The point of writing and publishing thought leadership is to endear yourself to people who are struggling with a problem and to let them know you can help.
So why would an aspiring thought leader begin by insulting those readers and potential clients? And they do. It happens all the time.
Here are some of the things we’ve seen authors write about their target audiences in articles published by major professional services firms:
- “Too many companies shoot from the hip.”
- “Few companies use talented people in a competitively advantageous way.”
- “Too many companies still implement tools in a technology-driven manner.”
- “Most companies don't get it right.”
- “Too many companies begin the journey without asking the right questions.”
There are thousands of articles that begin and continue like this, and it is not a good idea.
One problem with asserting that “most” or “too many” companies are doing “it” wrong is that if the reader does not identify with the shortcoming you’re describing, she has no reason to read your article. These arguments are often strawmen, unsupported, set up so the author can knock them down. For instance, for a company to be implementing tools in a technology-driven manner (rather than with a clear business goal in mind), as so many articles accuse companies of doing, they would have to have ignored almost everything written about IT strategy since Jack Rockart’s seminal 1979 HBR article, “Chief Executives Define Their Own Data Needs,” which lays out the theory of “critical success factors.” If that’s the case, (and I personally doubt that “most” or “many” companies do), one more written admonishment isn’t going to change them.
Another problem with assuming your reader is making strategic and tactical errors left and right is that it’s probably not true. Most people in most companies are doing their best. If they have not yet got to where you think they should be, there is usually a reason that does not include ignorance or stubbornness.

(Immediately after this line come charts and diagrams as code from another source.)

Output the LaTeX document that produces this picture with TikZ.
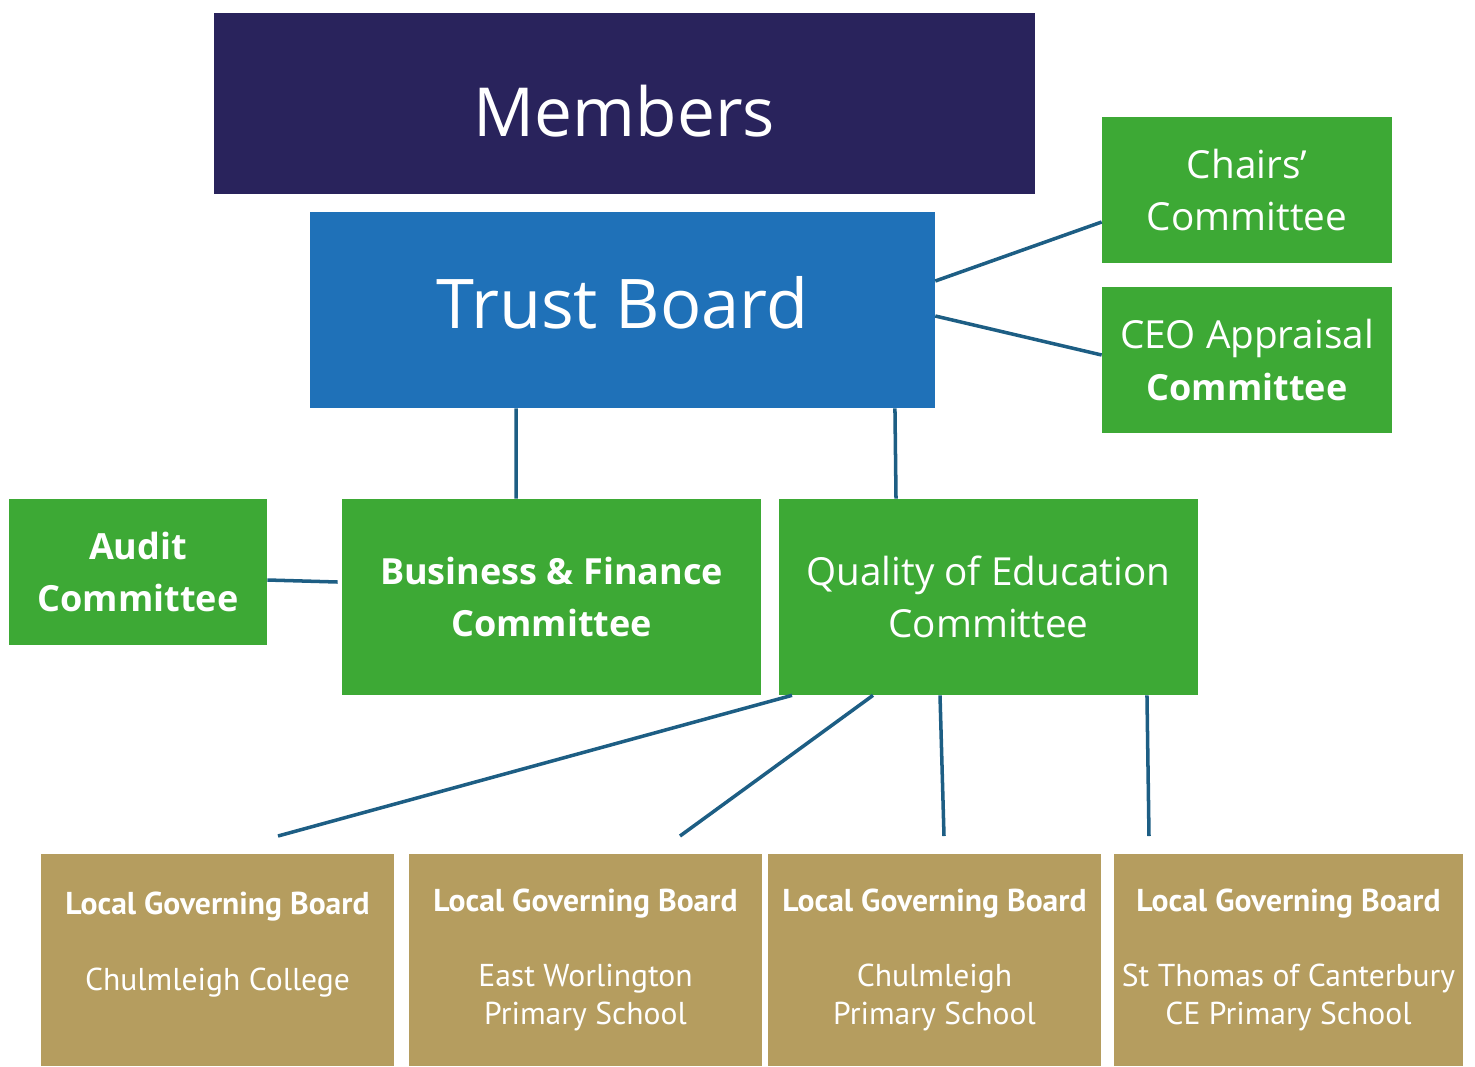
\documentclass[tikz,border=0pt]{standalone}
\usepackage{fontspec}
\setmainfont{Open Sans}
\newfontfamily\boardfont{PT Sans}
\definecolor{membersblue}{HTML}{29235C}
\definecolor{trustblue}{HTML}{1F71B8}
\definecolor{committeegreen}{HTML}{3DA935}
\definecolor{localgold}{HTML}{B59D5F}
\definecolor{linkblue}{HTML}{1D5E84}
\tikzstyle{membox} = [fill=membersblue, text=white, minimum width=16.42cm,
    minimum height=3.62cm, text height=1.3cm, text depth=0cm,
    font=\fontsize{38.5}{46}\selectfont]
\tikzstyle{trustbox} = [fill=trustblue, text=white, minimum width=12.5cm,
    minimum height=3.92cm, text height=0.72cm, text depth=0cm,
    font=\fontsize{39}{47}\selectfont]
\tikzstyle{combox} = [fill=committeegreen, text=white, align=center,
    minimum height=2.92cm, font=\fontsize{22}{29.5}\selectfont]
\tikzstyle{boldcom} = [font=\bfseries\fontsize{20.5}{29.5}\selectfont]
\tikzstyle{bigcombox} = [combox, minimum width=8.38cm, minimum height=3.92cm]
\tikzstyle{lgbbox} = [fill=localgold, text=white, align=center,
    minimum height=4.24cm, font=\boardfont\fontsize{18}{21.5}\selectfont]
\tikzstyle{link} = [draw=linkblue, line width=2pt]

\begin{document}
\begin{tikzpicture}[x=0.02cm, y=-0.02cm]
    \useasboundingbox (0,0) rectangle (1475,1066);
    \node [membox] (members) at (624.5,103.5) {Members};
    \node [trustbox] (trust) at (622.5,310) {Trust Board};
    \node [combox, minimum width=5.8cm] (chairs) at (1247,190) {Chairs’\\Committee};
    \node [combox, minimum width=5.8cm] (ceo) at (1247,360) {CEO Appraisal\\{\bfseries\fontsize{20.5}{29.5}\selectfont Committee}};
    \node [combox, boldcom, minimum width=5.16cm] (audit) at (138,572) {Audit\\Committee};
    \node [bigcombox, boldcom] (bfc) at (551.5,597) {Business \& Finance\\Committee};
    \node [bigcombox] (qoe) at (988.5,597) {Quality of Education\\Committee};
    % local governing boards
    \node [lgbbox, minimum width=7.06cm] (lgb1) at (217.5,960) {\textbf{Local Governing Board}\\\mbox{}\\Chulmleigh College\\\mbox{}};
    \node [lgbbox, minimum width=7.06cm] (lgb2) at (585.5,960) {\textbf{Local Governing Board}\\\mbox{}\\East Worlington\\Primary School};
    \node [lgbbox, minimum width=6.66cm] (lgb3) at (934.5,960) {\textbf{Local Governing Board}\\\mbox{}\\Chulmleigh\\Primary School};
    \node [lgbbox, minimum width=6.98cm] (lgb4) at (1288.5,960) {\textbf{Local Governing Board}\\\mbox{}\\St Thomas of Canterbury\\CE Primary School};
    \coordinate (end1) at (278,836);
    \coordinate (end2) at (680,836);
    \coordinate (end3) at (944,836);
    \coordinate (end4) at (1149,836);
    % connectors
    \draw [link] ([yshift=0.58cm]trust.east) -- ([yshift=-0.64cm]chairs.west);
    \draw [link] ([yshift=-0.12cm]trust.east) -- ([yshift=0.1cm]ceo.west);
    \draw [link] ([xshift=-2.13cm]trust.south) -- ([xshift=-0.71cm]bfc.north);
    \draw [link] ([xshift=5.45cm]trust.south) -- ([xshift=-1.85cm]qoe.north);
    \draw [link] ([yshift=-0.16cm]audit.east) -- ([xshift=-0.08cm,yshift=0.3cm]bfc.west);
    \draw [link] ([xshift=-3.93cm]qoe.south) -- (end1);
    \draw [link] ([xshift=-2.31cm]qoe.south) -- (end2);
    \draw [link] ([xshift=-0.97cm]qoe.south) -- (end3);
    \draw [link] ([xshift=3.17cm]qoe.south) -- (end4);
\end{tikzpicture}
\end{document}
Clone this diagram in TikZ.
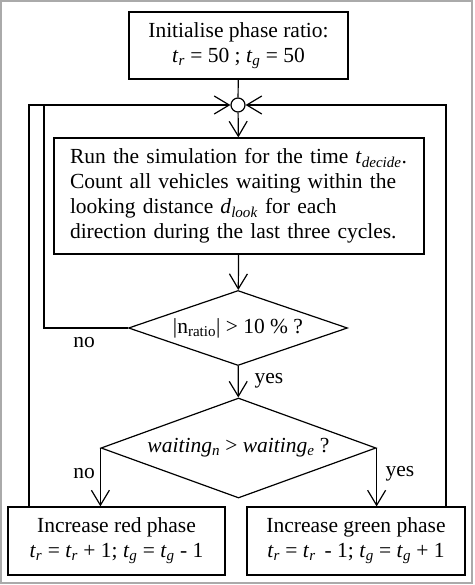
\documentclass[tikz,border=0pt]{standalone}
\usepackage{fontspec}
\setmainfont{Liberation Serif}
\usetikzlibrary{shapes.geometric,arrows.meta}
\newcommand{\tsub}[2]{\textit{#1}\textsubscript{\textit{#2}}}
\tikzset{
  txt/.style = {font=\fontsize{21.5}{25}\selectfont},
  stepbox/.style = {txt, draw, line width=1.2pt, inner sep=0pt, align=center},
  decision/.style = {txt, draw, diamond, line width=1.2pt, inner sep=0pt},
  arr/.style = {-{Straight Barb[length=15pt, width=18pt]}},
}
\begin{document}
\begin{tikzpicture}[x=1pt, y=-1pt, line width=1.2pt]
\definecolor{FrameGray}{RGB}{170, 170, 170}
\useasboundingbox (0,0) rectangle (474,585);
\draw[FrameGray, line width=2.5pt] (1,1) rectangle (472,583);
\node[stepbox, minimum width=219, minimum height=67] (init) at (238.5,45.5) {Initialise phase ratio:\\ \tsub{t}{r} = 50 ; \tsub{t}{g} = 50};
\node[circle, draw, minimum size=14, inner sep=0pt] (join) at (238,105) {};
\node[stepbox, text width=338, inner xsep=16pt, align=left, minimum height=116] (sim) at (239,196) {Run the simulation for the time \tsub{t}{decide}.\\ Count all vehicles waiting within the\\ looking distance \tsub{d}{look} for each\\ direction during the last three cycles.};
\node[decision, shape aspect=2.92, minimum width=219, minimum height=75] (ratio) at (238,328) {|n\textsubscript{ratio}| > 10 \% ?};
\node[decision, shape aspect=2.75, minimum width=275, minimum height=100] (wait) at (238.5,448) {\textit{waiting}\textsubscript{\textit{n}} > \textit{waiting}\textsubscript{\textit{e}} ?};
\node[stepbox, minimum width=217, minimum height=68] (red) at (116.5,541) {Increase red phase\\ \tsub{t}{r} = \tsub{t}{r} + 1; \tsub{t}{g} = \tsub{t}{g} - 1};
\node[stepbox, minimum width=218, minimum height=68] (green) at (356,541) {Increase green phase\\ \tsub{t}{r} = \tsub{t}{r}\, - 1; \tsub{t}{g} = \tsub{t}{g} + 1};
\coordinate (lp) at (29,105);
\coordinate (ip) at (44,105);
\coordinate (rp) at (446,105);
\draw (init) -- (join);
\draw[arr] (join) -- (sim);
\draw[arr] (sim) -- (ratio);
\draw[arr] (ratio) -- (wait);
\draw[arr] (wait.west) -- (wait.west |- red.north);
\draw[arr] (wait.east) -- (wait.east |- green.north);
\draw (ratio.west) -| (ip);
\draw[arr] (red.north -| lp) -- (lp) -- (join.west);
\draw[arr] (green.north -| rp) -- (rp) -- (join.east);
\node[txt] (no1) at (84,343) {no};
\node[txt] (yes1) at (269,381) {yes};
\node[txt] (no2) at (84,474) {no};
\node[txt] (yes2) at (400,474) {yes};
\end{tikzpicture}
\end{document}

For instance, perhaps the energy sector is behind others in its adoption of artificial intelligence. It would be easy to ascribe that to “resistance to change, a belief that what they already have is sufficient, and skepticism about whether new technologies will deliver” as one commentator has. But since those human frailties are not particular to the energy sector, they don’t really explain anything. A little more drilling might surface some more tangible challenges, such as low oil prices inhibiting technology investment, or legacy oil-field modelling and prediction systems that are hard for companies to move away from. Whatever the reasons companies aren’t doing what the thought leader thinks they should, addressing them with understanding and compassion – instead of simply criticizing and hectoring them -- will turn the reader’s perception of him from uninformed and unsympathetic to informed and potentially helpful.
A third problem is that customers want their professional advisers to be confident but not arrogant and less experienced advisors can unwittingly cross that line. Here’s what a senior partner had to say recently about a paper his team had drafted: “It’s too judgemental and negative...we are positioning ourselves as the arrogant consulting firm that is telling people they don't understand, they are falling behind, and they are not strategic. We can have a few hard-hitting points to shake people, but those but be part of a broader set of points that will inspire them.” To talk down to the reader, to suggest you know more about the client’s business than he or she does, is disrespectful.
So, should you ever declare that “most companies” are doing something wrongly? As a rule, I prefer to tell them there is a better way of doing things. But if you do want to criticize the assembled masses, make sure your assertion is fair, and that you can substantiate it.
Once you do, you can say it with confidence. For instance, “Too many authors insult their readers!”